— START Record extracts —
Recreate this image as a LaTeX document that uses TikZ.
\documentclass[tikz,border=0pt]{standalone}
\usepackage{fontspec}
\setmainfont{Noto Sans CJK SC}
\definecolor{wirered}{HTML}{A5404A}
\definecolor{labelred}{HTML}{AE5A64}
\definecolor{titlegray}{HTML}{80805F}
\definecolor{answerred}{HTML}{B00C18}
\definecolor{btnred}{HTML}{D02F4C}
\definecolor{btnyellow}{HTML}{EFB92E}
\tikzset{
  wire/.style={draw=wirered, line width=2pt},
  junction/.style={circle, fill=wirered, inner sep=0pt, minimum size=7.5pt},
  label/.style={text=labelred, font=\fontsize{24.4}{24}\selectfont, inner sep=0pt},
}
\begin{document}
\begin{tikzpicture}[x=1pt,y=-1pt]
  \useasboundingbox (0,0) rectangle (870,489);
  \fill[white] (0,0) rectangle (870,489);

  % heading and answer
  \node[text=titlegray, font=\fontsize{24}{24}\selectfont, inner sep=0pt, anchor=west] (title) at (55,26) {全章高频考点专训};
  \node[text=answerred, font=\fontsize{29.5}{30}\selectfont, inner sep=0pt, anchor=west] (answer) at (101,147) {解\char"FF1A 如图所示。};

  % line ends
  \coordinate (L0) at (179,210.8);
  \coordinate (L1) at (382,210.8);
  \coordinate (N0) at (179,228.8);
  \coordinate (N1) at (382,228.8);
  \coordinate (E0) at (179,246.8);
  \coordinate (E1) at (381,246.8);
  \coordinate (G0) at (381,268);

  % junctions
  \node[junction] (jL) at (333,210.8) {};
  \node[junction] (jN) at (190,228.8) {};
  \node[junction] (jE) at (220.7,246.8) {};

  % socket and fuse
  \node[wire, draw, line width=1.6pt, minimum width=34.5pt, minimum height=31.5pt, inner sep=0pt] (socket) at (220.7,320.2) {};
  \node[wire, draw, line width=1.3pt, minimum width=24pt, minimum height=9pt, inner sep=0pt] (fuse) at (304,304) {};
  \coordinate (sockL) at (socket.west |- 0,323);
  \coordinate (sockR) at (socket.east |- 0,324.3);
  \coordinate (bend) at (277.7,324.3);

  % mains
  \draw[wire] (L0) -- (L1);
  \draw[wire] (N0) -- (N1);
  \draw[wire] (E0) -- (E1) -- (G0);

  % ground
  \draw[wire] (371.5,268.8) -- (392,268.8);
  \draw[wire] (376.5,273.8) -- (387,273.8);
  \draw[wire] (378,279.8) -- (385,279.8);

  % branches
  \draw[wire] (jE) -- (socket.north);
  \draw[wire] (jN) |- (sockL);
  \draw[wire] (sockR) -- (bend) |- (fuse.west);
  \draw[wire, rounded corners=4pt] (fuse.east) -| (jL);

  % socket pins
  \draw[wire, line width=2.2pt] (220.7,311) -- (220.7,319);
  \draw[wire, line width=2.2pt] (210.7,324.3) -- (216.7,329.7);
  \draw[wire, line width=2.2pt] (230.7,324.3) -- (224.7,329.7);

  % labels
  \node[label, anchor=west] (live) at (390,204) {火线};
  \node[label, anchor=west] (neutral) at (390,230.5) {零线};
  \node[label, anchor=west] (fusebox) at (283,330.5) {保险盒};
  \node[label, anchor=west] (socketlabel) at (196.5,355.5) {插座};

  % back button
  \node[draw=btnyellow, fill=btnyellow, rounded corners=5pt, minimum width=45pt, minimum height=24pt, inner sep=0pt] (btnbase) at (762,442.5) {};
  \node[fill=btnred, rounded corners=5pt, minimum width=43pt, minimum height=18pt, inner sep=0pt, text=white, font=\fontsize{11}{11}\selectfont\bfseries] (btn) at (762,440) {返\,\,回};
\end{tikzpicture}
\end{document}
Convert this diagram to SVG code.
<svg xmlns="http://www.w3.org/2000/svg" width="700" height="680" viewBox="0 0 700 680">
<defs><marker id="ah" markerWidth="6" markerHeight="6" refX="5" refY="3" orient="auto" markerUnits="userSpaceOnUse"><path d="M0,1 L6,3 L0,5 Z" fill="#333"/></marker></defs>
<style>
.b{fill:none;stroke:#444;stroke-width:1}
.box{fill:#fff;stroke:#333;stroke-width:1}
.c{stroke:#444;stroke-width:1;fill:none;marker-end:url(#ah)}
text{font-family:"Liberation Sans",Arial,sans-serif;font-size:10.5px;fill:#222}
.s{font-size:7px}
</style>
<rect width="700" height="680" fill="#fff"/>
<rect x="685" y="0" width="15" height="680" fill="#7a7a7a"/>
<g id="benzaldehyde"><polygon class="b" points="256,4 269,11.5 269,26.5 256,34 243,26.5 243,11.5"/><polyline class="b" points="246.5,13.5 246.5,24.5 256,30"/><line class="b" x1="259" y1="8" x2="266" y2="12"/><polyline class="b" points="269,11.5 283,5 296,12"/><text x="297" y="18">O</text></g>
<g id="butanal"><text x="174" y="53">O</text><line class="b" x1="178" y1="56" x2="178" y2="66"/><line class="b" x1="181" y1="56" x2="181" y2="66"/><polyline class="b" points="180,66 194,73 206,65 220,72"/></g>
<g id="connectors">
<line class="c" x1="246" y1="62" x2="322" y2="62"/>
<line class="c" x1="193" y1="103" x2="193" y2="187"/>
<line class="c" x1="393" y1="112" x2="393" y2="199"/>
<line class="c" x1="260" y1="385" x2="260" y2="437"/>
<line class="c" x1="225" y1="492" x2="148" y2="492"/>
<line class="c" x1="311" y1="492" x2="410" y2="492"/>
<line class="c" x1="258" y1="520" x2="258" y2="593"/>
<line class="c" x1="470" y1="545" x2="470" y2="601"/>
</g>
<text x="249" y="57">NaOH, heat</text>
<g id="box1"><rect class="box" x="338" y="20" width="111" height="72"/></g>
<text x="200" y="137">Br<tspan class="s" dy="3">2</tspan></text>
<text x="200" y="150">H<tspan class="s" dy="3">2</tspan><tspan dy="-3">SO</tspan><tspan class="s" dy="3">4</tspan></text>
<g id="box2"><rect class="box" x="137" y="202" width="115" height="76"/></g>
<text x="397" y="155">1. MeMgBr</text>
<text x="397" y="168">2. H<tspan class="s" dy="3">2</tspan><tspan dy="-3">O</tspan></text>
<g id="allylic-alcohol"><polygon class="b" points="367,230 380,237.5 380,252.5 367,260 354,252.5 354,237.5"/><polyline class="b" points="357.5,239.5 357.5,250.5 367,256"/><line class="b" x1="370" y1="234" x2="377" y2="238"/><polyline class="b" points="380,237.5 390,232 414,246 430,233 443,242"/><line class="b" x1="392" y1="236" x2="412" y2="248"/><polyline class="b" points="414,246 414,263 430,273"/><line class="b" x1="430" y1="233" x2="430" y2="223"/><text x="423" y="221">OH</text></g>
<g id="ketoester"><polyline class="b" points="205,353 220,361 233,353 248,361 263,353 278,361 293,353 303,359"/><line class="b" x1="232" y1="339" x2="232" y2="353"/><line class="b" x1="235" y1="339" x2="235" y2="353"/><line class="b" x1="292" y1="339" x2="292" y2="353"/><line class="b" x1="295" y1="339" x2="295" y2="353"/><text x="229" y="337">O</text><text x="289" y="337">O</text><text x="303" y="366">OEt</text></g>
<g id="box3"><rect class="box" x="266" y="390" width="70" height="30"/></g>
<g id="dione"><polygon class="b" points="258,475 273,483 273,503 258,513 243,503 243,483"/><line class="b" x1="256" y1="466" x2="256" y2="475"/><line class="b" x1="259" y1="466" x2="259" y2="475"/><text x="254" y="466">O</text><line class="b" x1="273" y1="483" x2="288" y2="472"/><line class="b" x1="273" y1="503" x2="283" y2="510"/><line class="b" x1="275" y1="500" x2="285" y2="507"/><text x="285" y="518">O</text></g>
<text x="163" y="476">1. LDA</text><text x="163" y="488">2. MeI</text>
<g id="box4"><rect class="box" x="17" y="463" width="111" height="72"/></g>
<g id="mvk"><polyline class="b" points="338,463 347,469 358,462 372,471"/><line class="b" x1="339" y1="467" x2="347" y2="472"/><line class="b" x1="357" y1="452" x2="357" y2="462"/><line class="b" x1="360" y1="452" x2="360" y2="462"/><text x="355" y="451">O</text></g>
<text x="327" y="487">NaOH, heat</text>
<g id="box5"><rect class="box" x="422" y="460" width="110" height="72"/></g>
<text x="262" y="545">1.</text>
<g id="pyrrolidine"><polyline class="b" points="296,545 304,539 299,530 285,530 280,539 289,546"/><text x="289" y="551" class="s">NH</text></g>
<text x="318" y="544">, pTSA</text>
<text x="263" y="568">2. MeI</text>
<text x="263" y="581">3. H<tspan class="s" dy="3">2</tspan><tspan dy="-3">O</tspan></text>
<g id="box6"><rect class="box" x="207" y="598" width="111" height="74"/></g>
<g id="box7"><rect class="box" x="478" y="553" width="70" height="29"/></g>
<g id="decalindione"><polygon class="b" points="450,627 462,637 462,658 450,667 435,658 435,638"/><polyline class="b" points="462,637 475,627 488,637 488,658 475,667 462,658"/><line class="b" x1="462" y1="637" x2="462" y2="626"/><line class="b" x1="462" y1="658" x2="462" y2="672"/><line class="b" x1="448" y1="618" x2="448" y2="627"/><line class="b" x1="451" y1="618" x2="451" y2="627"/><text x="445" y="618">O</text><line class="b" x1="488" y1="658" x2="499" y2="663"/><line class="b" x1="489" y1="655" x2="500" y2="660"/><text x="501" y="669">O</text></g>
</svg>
— END Record extracts —
— START Record extracts —
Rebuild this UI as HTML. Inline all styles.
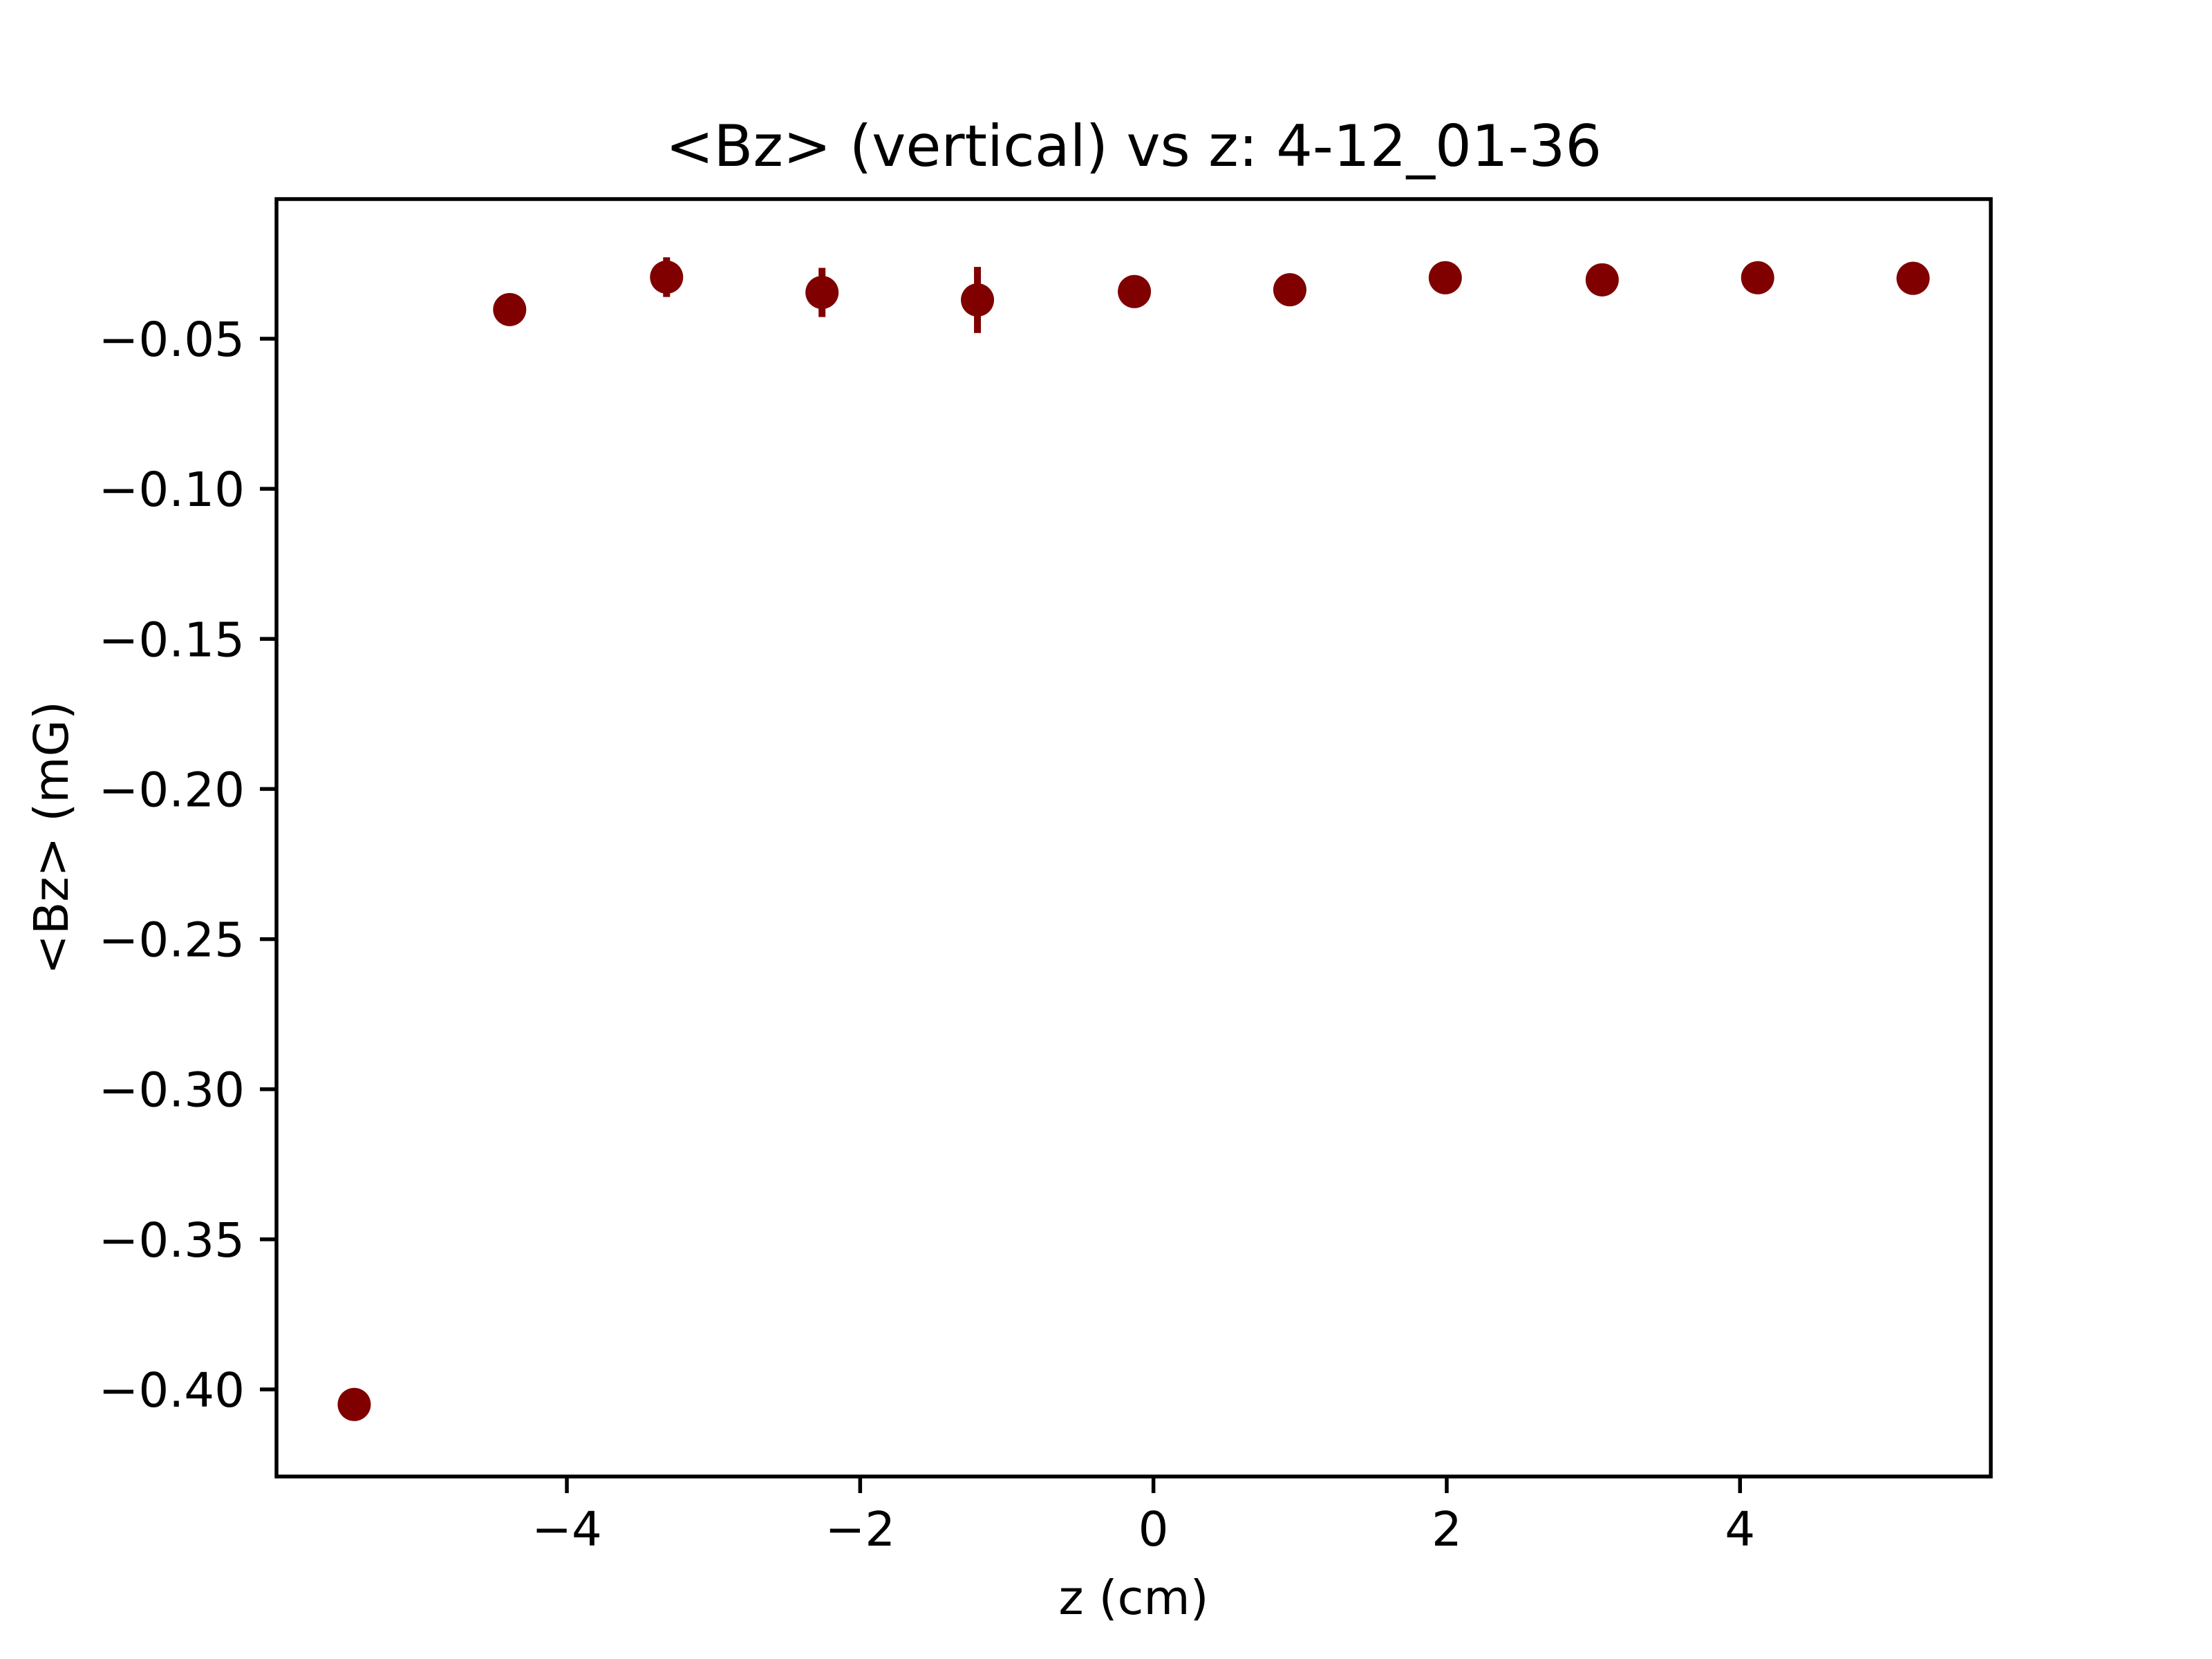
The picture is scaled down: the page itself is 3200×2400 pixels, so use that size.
— END Record extracts —
Exercise description: Make an exact copy of the lines from the one with "Rebuild this UI as HTML. Inline all styles." through the one with "The picture is", both ends in, and nothing else. Drop every picture.

Result of this exercise:
Rebuild this UI as HTML. Inline all styles.
The picture is scaled down: the page itself is 3200×2400 pixels, so use that size.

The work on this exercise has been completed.